═════ The data ═════

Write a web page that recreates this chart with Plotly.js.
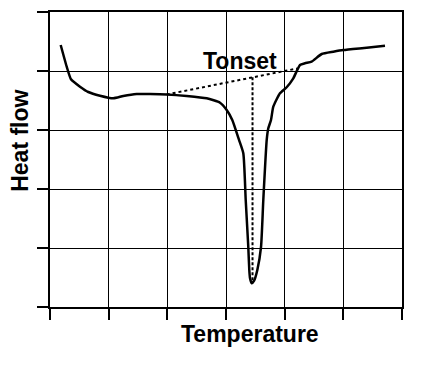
<!DOCTYPE html>
<html>
<head>
<meta charset="utf-8">
<script src="https://cdn.plot.ly/plotly-3.0.1.min.js"></script>
<style>html,body{margin:0;padding:0;background:#fff;}#chart{width:425px;height:369px;}</style>
</head>
<body>
<div id="chart"></div>
<script>
// DSC curve (arbitrary units): temperature vs heat flow
var temperature = [0.182,0.285,0.358,0.511,0.653,0.852,1.079,1.249,1.478,1.705,1.989,2.330,2.671,2.898,3.012,3.107,3.222,3.295,3.336,3.380,3.397,3.409,3.438,3.477,3.534,3.597,3.636,3.694,3.721,3.767,3.806,3.920,4.034,4.147,4.261,4.346,4.460,4.631,4.829,4.999,5.398,5.710];
var heatFlow    = [4.441,4.073,3.859,3.734,3.644,3.581,3.537,3.576,3.610,3.610,3.602,3.576,3.537,3.463,3.339,3.169,2.831,2.605,1.814,1.017,0.627,0.492,0.401,0.441,0.627,1.017,1.814,2.831,3.029,3.169,3.395,3.622,3.724,3.876,4.102,4.131,4.158,4.288,4.327,4.356,4.395,4.429];
// extrapolated baseline and onset marker
var baselineX = [1.989, 4.21];
var baselineY = [3.602, 4.042];
var onsetX = [3.452, 3.452];
var onsetY = [3.892, 0.42];
var xTicks = [0,1,2,3,4,5,6];
var yTicks = [0,1,2,3,4,5];

var font = "Liberation Sans, Arial, Helvetica, sans-serif";
var traces = [
  {x: baselineX, y: baselineY, mode: 'lines', line: {color: '#000', width: 2, dash: '3px,3px'}, hoverinfo: 'skip'},
  {x: onsetX, y: onsetY, mode: 'lines', line: {color: '#000', width: 2, dash: '3px,2px'}, hoverinfo: 'skip'},
  {x: temperature, y: heatFlow, mode: 'lines', line: {color: '#000', width: 2.5, shape: 'spline', smoothing: 0.5}}
];
var axisCommon = {
  showticklabels: false, ticks: 'outside', ticklen: 11, tickwidth: 2, tickcolor: '#000',
  showline: true, linewidth: 2, linecolor: '#000', mirror: true,
  showgrid: true, gridcolor: '#000', gridwidth: 1, zeroline: false, tickmode: 'array'
};
var layout = {
  width: 425, height: 369,
  margin: {l: 50, r: 23, t: 12, b: 62},
  paper_bgcolor: '#fff', plot_bgcolor: '#fff',
  showlegend: false,
  xaxis: Object.assign({}, axisCommon, {range: [0, 6], tickvals: xTicks}),
  yaxis: Object.assign({}, axisCommon, {range: [0, 5], tickvals: yTicks}),
  annotations: [
    {text: 'Tonset', xref: 'x', yref: 'y', x: 3.238, y: 4.178, showarrow: false, xanchor: 'center', yanchor: 'middle',
     font: {family: font, size: 23, color: '#000', weight: 'bold'}},
    {text: 'Temperature', xref: 'paper', yref: 'paper', x: 0.5696, y: -0.0925, showarrow: false, xanchor: 'center', yanchor: 'middle',
     font: {family: font, size: 23, color: '#000', weight: 'bold'}},
    {text: 'Heat flow', xref: 'paper', yref: 'paper', x: -0.0852, y: 0.5634, textangle: -90, showarrow: false, xanchor: 'center', yanchor: 'middle',
     font: {family: font, size: 23, color: '#000', weight: 'bold'}}
  ]
};
Plotly.newPlot('chart', traces, layout, {staticPlot: true, displayModeBar: false});
</script>
</body>
</html>
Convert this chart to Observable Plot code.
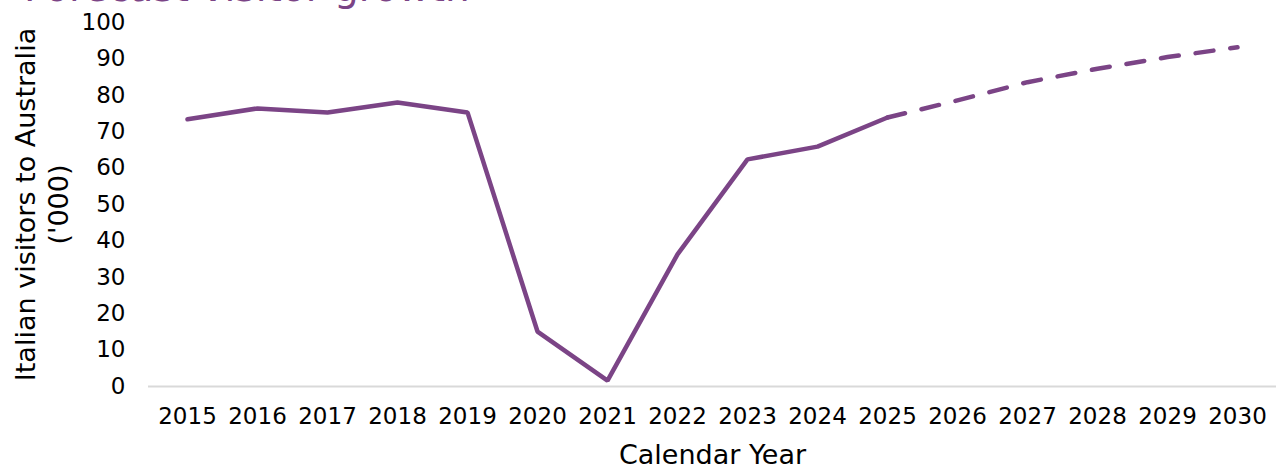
<!DOCTYPE html>
<html><head><meta charset="utf-8">
<script src="https://cdn.jsdelivr.net/npm/d3@7"></script>
<script src="https://cdn.jsdelivr.net/npm/@observablehq/plot@0.6"></script>
<style>
body{margin:0;background:#fff;font-family:"DejaVu Sans",Verdana,sans-serif;}
#wrap{position:relative;width:1276px;height:467px;overflow:hidden;background:#fff;}
#title{position:absolute;left:24px;top:-32.5px;font-size:39px;color:#7b4486;white-space:nowrap;line-height:1;z-index:2;}
#chart{position:absolute;left:0;top:0;z-index:1;}
</style></head><body>
<div id="wrap"><div id="title">Forecast visitor growth</div><div id="chart"></div></div>
<script>
const years = [2015,2016,2017,2018,2019,2020,2021,2022,2023,2024,2025,2026,2027,2028,2029,2030];
const actualYears = [2015,2016,2017,2018,2019,2020,2021,2022,2023,2024,2025];
const actualValues = [73.4,76.4,75.3,78.0,75.3,15.1,1.6,36.3,62.4,65.9,73.9];
const forecastYears = [2025,2026,2027,2028,2029,2030];
const forecastValues = [73.9,78.6,83.6,87.3,90.5,93.2];
const yTicks = [0,10,20,30,40,50,60,70,80,90,100];
const xTitle = "Calendar Year";
const yTitle = "Italian visitors to Australia\n('000)";

const purple = "#7b4486";
const actual = actualYears.map((year, i) => ({year, value: actualValues[i]}));
const forecast = forecastYears.map((year, i) => ({year, value: forecastValues[i]}));

const chart = Plot.plot({
  width: 1276, height: 467,
  marginTop: 22, marginBottom: 81, marginLeft: 148, marginRight: 0,
  style: {fontFamily: "'DejaVu Sans', Verdana, sans-serif", fontSize: "23px", color: "#000", background: "transparent", overflow: "visible"},
  x: {type: "point", domain: years, padding: 0.5},
  y: {domain: [0, 100]},
  marks: [
    Plot.axisX({tickSize: 0, tickPadding: 21, tickFormat: d => String(d), label: null, fontSize: 23}),
    Plot.axisY(yTicks, {tickSize: 0, tickPadding: 23, label: null, fontSize: 23}),
    Plot.text([xTitle], {text: d => d, frameAnchor: "bottom", dy: 69, lineAnchor: "middle", fontSize: 27, fill: "#000"}),
    Plot.text([yTitle], {text: d => d, frameAnchor: "left", rotate: -90, dx: -137, lineAnchor: "top", textAnchor: "middle", lineHeight: 1.22, fontSize: 27, fill: "#000"}),
    Plot.ruleY([0], {stroke: "#d9d9d9", strokeWidth: 2}),
    Plot.line(actual, {x: "year", y: "value", stroke: purple, strokeWidth: 4.5, strokeLinejoin: "miter"}),
    Plot.line(forecast, {x: "year", y: "value", stroke: purple, strokeWidth: 4.5, strokeDasharray: "18,17", strokeLinecap: "round"})
  ]
});
document.getElementById("chart").appendChild(chart);
</script>
</body></html>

═════

• [Written task]: Pictures in the data above should not be copied; transcribe everything else exactly.

• [Problem solution]:
Write a web page that recreates this chart with Plotly.js.
<!DOCTYPE html>
<html>
<head>
<meta charset="utf-8">
<script src="https://cdn.plot.ly/plotly-3.0.1.min.js"></script>
<style>html,body{margin:0;padding:0;background:#fff;}#chart{width:425px;height:369px;}</style>
</head>
<body>
<div id="chart"></div>
<script>
// DSC curve (arbitrary units): temperature vs heat flow
var temperature = [0.182,0.285,0.358,0.511,0.653,0.852,1.079,1.249,1.478,1.705,1.989,2.330,2.671,2.898,3.012,3.107,3.222,3.295,3.336,3.380,3.397,3.409,3.438,3.477,3.534,3.597,3.636,3.694,3.721,3.767,3.806,3.920,4.034,4.147,4.261,4.346,4.460,4.631,4.829,4.999,5.398,5.710];
var heatFlow    = [4.441,4.073,3.859,3.734,3.644,3.581,3.537,3.576,3.610,3.610,3.602,3.576,3.537,3.463,3.339,3.169,2.831,2.605,1.814,1.017,0.627,0.492,0.401,0.441,0.627,1.017,1.814,2.831,3.029,3.169,3.395,3.622,3.724,3.876,4.102,4.131,4.158,4.288,4.327,4.356,4.395,4.429];
// extrapolated baseline and onset marker
var baselineX = [1.989, 4.21];
var baselineY = [3.602, 4.042];
var onsetX = [3.452, 3.452];
var onsetY = [3.892, 0.42];
var xTicks = [0,1,2,3,4,5,6];
var yTicks = [0,1,2,3,4,5];

var font = "Liberation Sans, Arial, Helvetica, sans-serif";
var traces = [
  {x: baselineX, y: baselineY, mode: 'lines', line: {color: '#000', width: 2, dash: '3px,3px'}, hoverinfo: 'skip'},
  {x: onsetX, y: onsetY, mode: 'lines', line: {color: '#000', width: 2, dash: '3px,2px'}, hoverinfo: 'skip'},
  {x: temperature, y: heatFlow, mode: 'lines', line: {color: '#000', width: 2.5, shape: 'spline', smoothing: 0.5}}
];
var axisCommon = {
  showticklabels: false, ticks: 'outside', ticklen: 11, tickwidth: 2, tickcolor: '#000',
  showline: true, linewidth: 2, linecolor: '#000', mirror: true,
  showgrid: true, gridcolor: '#000', gridwidth: 1, zeroline: false, tickmode: 'array'
};
var layout = {
  width: 425, height: 369,
  margin: {l: 50, r: 23, t: 12, b: 62},
  paper_bgcolor: '#fff', plot_bgcolor: '#fff',
  showlegend: false,
  xaxis: Object.assign({}, axisCommon, {range: [0, 6], tickvals: xTicks}),
  yaxis: Object.assign({}, axisCommon, {range: [0, 5], tickvals: yTicks}),
  annotations: [
    {text: 'Tonset', xref: 'x', yref: 'y', x: 3.238, y: 4.178, showarrow: false, xanchor: 'center', yanchor: 'middle',
     font: {family: font, size: 23, color: '#000', weight: 'bold'}},
    {text: 'Temperature', xref: 'paper', yref: 'paper', x: 0.5696, y: -0.0925, showarrow: false, xanchor: 'center', yanchor: 'middle',
     font: {family: font, size: 23, color: '#000', weight: 'bold'}},
    {text: 'Heat flow', xref: 'paper', yref: 'paper', x: -0.0852, y: 0.5634, textangle: -90, showarrow: false, xanchor: 'center', yanchor: 'middle',
     font: {family: font, size: 23, color: '#000', weight: 'bold'}}
  ]
};
Plotly.newPlot('chart', traces, layout, {staticPlot: true, displayModeBar: false});
</script>
</body>
</html>
Convert this chart to Observable Plot code.
<!DOCTYPE html>
<html><head><meta charset="utf-8">
<script src="https://cdn.jsdelivr.net/npm/d3@7"></script>
<script src="https://cdn.jsdelivr.net/npm/@observablehq/plot@0.6"></script>
<style>
body{margin:0;background:#fff;font-family:"DejaVu Sans",Verdana,sans-serif;}
#wrap{position:relative;width:1276px;height:467px;overflow:hidden;background:#fff;}
#title{position:absolute;left:24px;top:-32.5px;font-size:39px;color:#7b4486;white-space:nowrap;line-height:1;z-index:2;}
#chart{position:absolute;left:0;top:0;z-index:1;}
</style></head><body>
<div id="wrap"><div id="title">Forecast visitor growth</div><div id="chart"></div></div>
<script>
const years = [2015,2016,2017,2018,2019,2020,2021,2022,2023,2024,2025,2026,2027,2028,2029,2030];
const actualYears = [2015,2016,2017,2018,2019,2020,2021,2022,2023,2024,2025];
const actualValues = [73.4,76.4,75.3,78.0,75.3,15.1,1.6,36.3,62.4,65.9,73.9];
const forecastYears = [2025,2026,2027,2028,2029,2030];
const forecastValues = [73.9,78.6,83.6,87.3,90.5,93.2];
const yTicks = [0,10,20,30,40,50,60,70,80,90,100];
const xTitle = "Calendar Year";
const yTitle = "Italian visitors to Australia\n('000)";

const purple = "#7b4486";
const actual = actualYears.map((year, i) => ({year, value: actualValues[i]}));
const forecast = forecastYears.map((year, i) => ({year, value: forecastValues[i]}));

const chart = Plot.plot({
  width: 1276, height: 467,
  marginTop: 22, marginBottom: 81, marginLeft: 148, marginRight: 0,
  style: {fontFamily: "'DejaVu Sans', Verdana, sans-serif", fontSize: "23px", color: "#000", background: "transparent", overflow: "visible"},
  x: {type: "point", domain: years, padding: 0.5},
  y: {domain: [0, 100]},
  marks: [
    Plot.axisX({tickSize: 0, tickPadding: 21, tickFormat: d => String(d), label: null, fontSize: 23}),
    Plot.axisY(yTicks, {tickSize: 0, tickPadding: 23, label: null, fontSize: 23}),
    Plot.text([xTitle], {text: d => d, frameAnchor: "bottom", dy: 69, lineAnchor: "middle", fontSize: 27, fill: "#000"}),
    Plot.text([yTitle], {text: d => d, frameAnchor: "left", rotate: -90, dx: -137, lineAnchor: "top", textAnchor: "middle", lineHeight: 1.22, fontSize: 27, fill: "#000"}),
    Plot.ruleY([0], {stroke: "#d9d9d9", strokeWidth: 2}),
    Plot.line(actual, {x: "year", y: "value", stroke: purple, strokeWidth: 4.5, strokeLinejoin: "miter"}),
    Plot.line(forecast, {x: "year", y: "value", stroke: purple, strokeWidth: 4.5, strokeDasharray: "18,17", strokeLinecap: "round"})
  ]
});
document.getElementById("chart").appendChild(chart);
</script>
</body></html>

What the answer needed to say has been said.